A light switch is a common household device that performs the fundamental task of controlling the flow of electricity to a fixture. This simple component acts as a manually operated gate, regulating the power supplied to devices like ceiling lights or wall outlets. Understanding its mechanism involves tracing the path of household current and seeing how the switch intentionally interrupts that flow. The internal engineering of this everyday item is a simple but effective study in circuit design, transforming a small physical action into complete electrical control.
The Simple Mechanics of Circuit Control
The foundational mechanism of nearly every residential light switch relies on the principle of opening and closing an electrical circuit. This most common type, known as a Single-Pole, Single-Throw (SPST) switch, acts as a simple bridge for the current. When the switch is in the “on” position, a metal contact inside physically connects two terminals, completing the path and allowing electricity to flow continuously to the light fixture.
Flipping the toggle to the “off” position physically separates those internal metal contacts, creating an air gap between them. This intentional break in the circuit path immediately stops the flow of electricity, which is why the light turns off. The mechanism operates in a series with the load, meaning the current must pass through the switch before reaching the light, granting the switch complete control over the device.
For safety and proper function, the switch must always be wired to interrupt the “hot” conductor, which is the wire carrying the electrical potential from the power source. Interrupting this hot wire ensures that when the switch is in the off position, no voltage reaches the light fixture itself. If the switch were to interrupt the neutral wire instead, the light would still go out, but the fixture’s internal components would remain energized, creating a shock hazard for anyone changing a bulb.
Key Internal Components and Electrical Connections
The external toggle is connected to a complex internal assembly designed for durability and conductivity. The entire working mechanism is housed within a sturdy, rectangular metal frame known as the yoke or mounting strap. This yoke serves a dual purpose: it provides the physical structure for mounting the switch to the electrical box, and it often acts as a connection point for the safety ground.
The internal contacts are made of conductive materials, frequently brass or a copper alloy, which are engineered to handle the current load without overheating. These contacts are connected to the screw terminals visible on the sides of the switch body. A standard single-pole switch features two brass-colored screw terminals, one for the incoming hot wire (line) and one for the outgoing hot wire (load) that runs to the fixture.
A separate, green-colored screw terminal is provided on the yoke for the equipment grounding conductor, which is typically bare copper. This grounding connection is a safety measure that provides a low-resistance path to the earth for any fault current, protecting the surrounding metal components and reducing the risk of shock. The neutral wire, which completes the circuit back to the electrical panel, bypasses the switch entirely and is spliced together within the electrical box.
How Multi-Location Switches Operate
Controlling a single light fixture from two or more distinct locations, such as the top and bottom of a staircase, requires a more sophisticated switching arrangement. This multi-location control is achieved using a pair of three-way switches, which function as Single-Pole, Double-Throw (SPDT) devices rather than simple on-off switches. Each three-way switch features three terminals: one common terminal and two traveler terminals.
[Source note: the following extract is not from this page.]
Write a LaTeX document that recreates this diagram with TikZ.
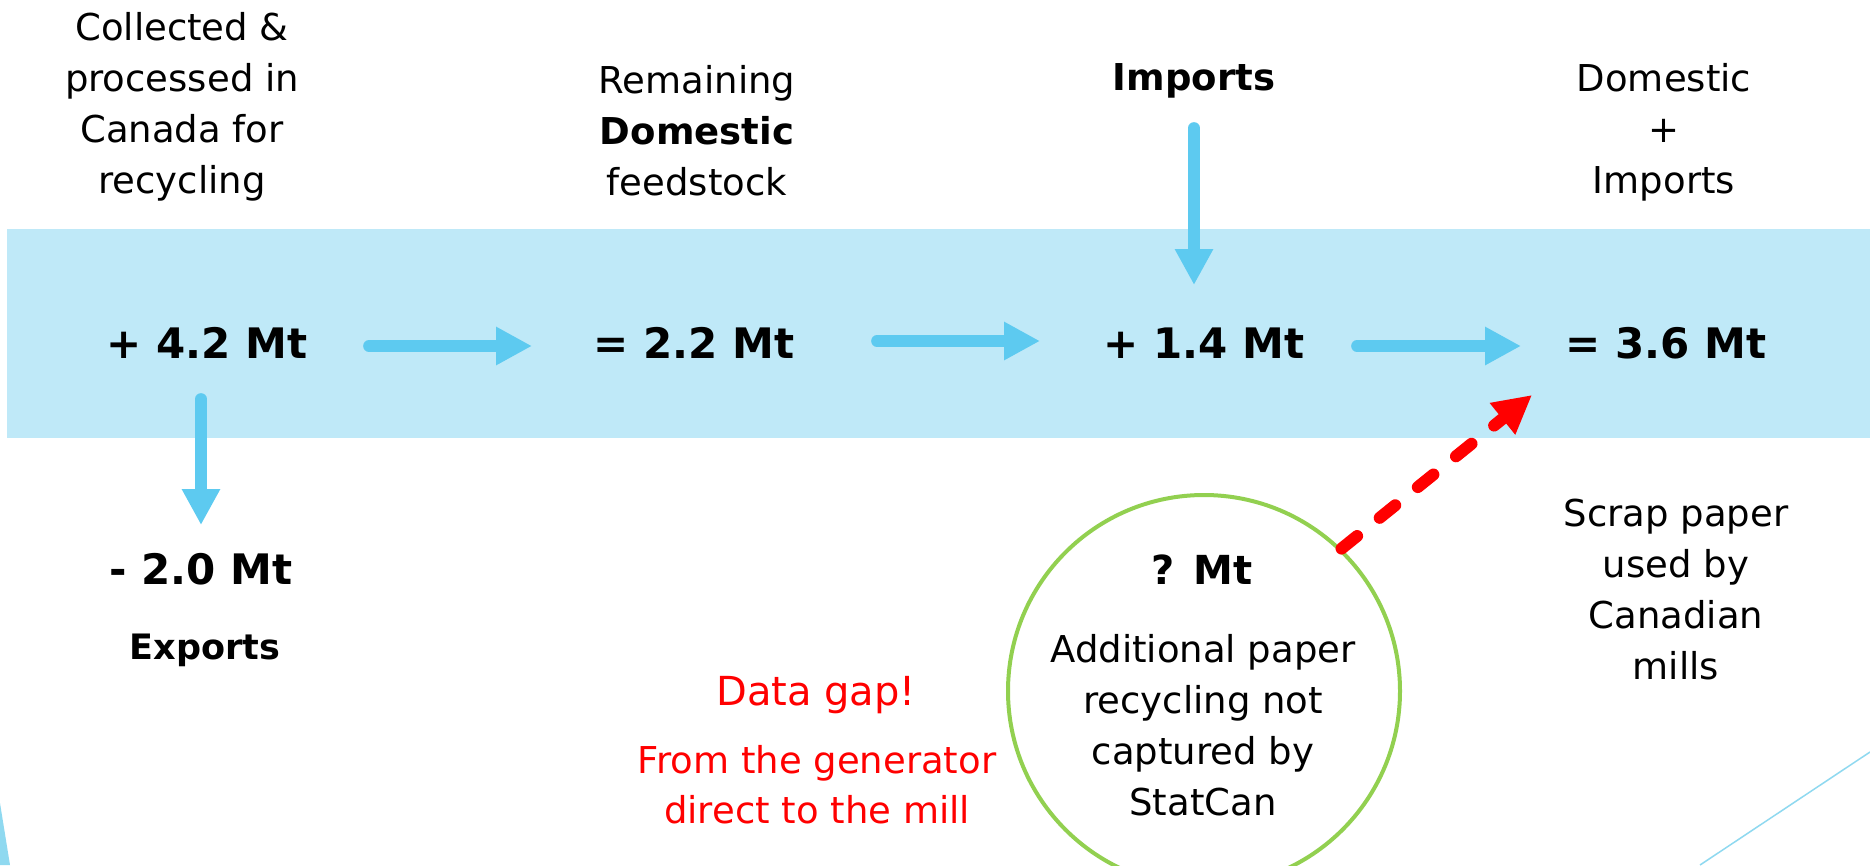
\documentclass[tikz,border=0pt]{standalone}
\usepackage{fontspec}
\setmainfont{DejaVu Sans}
\usetikzlibrary{arrows.meta}
\definecolor{bandblue}{RGB}{191,233,248}
\definecolor{arrowblue}{RGB}{93,202,240}
\definecolor{edgeblue}{RGB}{143,217,240}
\definecolor{circgreen}{RGB}{146,208,80}
\definecolor{gapred}{RGB}{255,0,0}
\tikzset{
  lbl/.style={inner sep=0pt, align=center, font=\fontsize{37}{51}\selectfont},
  num/.style={inner sep=0pt, font=\fontsize{42}{50}\selectfont\bfseries},
  redlbl/.style={inner sep=0pt, align=center, text=gapred, font=\fontsize{37}{50}\selectfont},
  flow/.style={draw=arrowblue, line width=11.7pt, line cap=round,
    -{Triangle[length=36pt, width=36pt]}},
  redflow/.style={draw=gapred, line width=12pt, line cap=round,
    dash pattern=on 20pt off 29pt,
    -{Triangle[length=38pt, width=38pt]}}
}
\begin{document}
\begin{tikzpicture}[x=1pt, y=-1pt]
\useasboundingbox (0,0) rectangle (1870,865);
\fill[white] (0,0) rectangle (1870,865);
% band
\fill[bandblue] (7,229) rectangle (1870,438);
% decorative edges
\fill[edgeblue] (0,803) -- (10,865) -- (0,865) -- cycle;
\draw[edgeblue, line width=1.5pt] (1700,865) -- (1870,752);

% top labels
\node[lbl] (coll) at (182,107) {Collected \&\\processed in\\Canada for\\recycling};
\node[lbl] (rem) at (697,131) {Remaining\\\textbf{Domestic}\\feedstock};
\node[lbl, font=\fontsize{37}{51}\selectfont\bfseries] (imp) at (1194,81) {Imports};
\node[lbl] (domimp) at (1664,132) {Domestic\\+\\Imports};

% numbers
\node[num] (p42) at (207,343) {+ 4.2 Mt};
\node[num] (e22) at (694,343) {= 2.2 Mt};
\node[num] (p14) at (1204,343) {+ 1.4 Mt};
\node[num] (e36) at (1666,343) {= 3.6 Mt};

\node[num] (m20) at (201,569) {- 2.0 Mt};
\node[lbl, font=\fontsize{35}{50}\selectfont\bfseries] (exp) at (205,650) {Exports};

% red labels
\node[redlbl, font=\fontsize{40}{50}\selectfont] (gap) at (816,695) {Data gap!};
\node[redlbl] (from) at (817,785) {From the generator\\direct to the mill};

% circle
\node[draw=circgreen, line width=4pt, circle, minimum size=392pt, inner sep=0pt] (circ) at (1204,691) {};
\node[num, font=\fontsize{40}{50}\selectfont\bfseries] (qmt) at (1202,570) {? Mt};
\node[lbl] (add) at (1203,725) {Additional paper\\recycling not\\captured by\\StatCan};

% right label
\node[lbl] (scrap) at (1676,590) {Scrap paper\\used by\\Canadian\\mills};

% blue arrows
\draw[flow, shorten <=162pt, shorten >=162pt] ([yshift=-3pt]p42.center) -- ([yshift=-3pt]e22.center);
\draw[flow, shorten <=183pt, shorten >=164pt] ([yshift=2pt]e22.center) -- ([yshift=2pt]p14.center);
\draw[flow, shorten <=153pt, shorten >=145pt] ([yshift=-3pt]p14.center) -- ([yshift=-3pt]e36.center);
\draw[flow, shorten <=47pt, shorten >=58pt] (imp.center) -- (imp.center |- p14.center);
\draw[flow, shorten <=56pt, shorten >=44pt] (p42.center -| m20.center) -- (m20.center);

% red dashed arrow
\coordinate (redtip) at (1532,395);
\draw[redflow] (circ.46) -- (redtip);
\end{tikzpicture}
\end{document}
The common terminal is the single point where the power either enters the switch from the circuit source or exits the switch to the light fixture. The two traveler terminals connect to a pair of wires, known as the travelers, that run between the two three-way switches. Instead of opening or closing the circuit, flipping a three-way switch toggles the internal connection of the common terminal between one of the two traveler wires, always maintaining a connection to one of them.
The light turns on only when both switches align their internal connections to the same traveler wire, creating a continuous path from the power source to the light. For control from three or more locations, a four-way switch is incorporated electrically between the two end three-way switches. The four-way switch, which acts as a Double-Pole, Double-Throw (DPDT) device, has four terminals and no common terminal. Its function is to reverse the connection between the two pairs of traveler wires that connect to it, ensuring that flipping any switch in the sequence always changes the state of the light.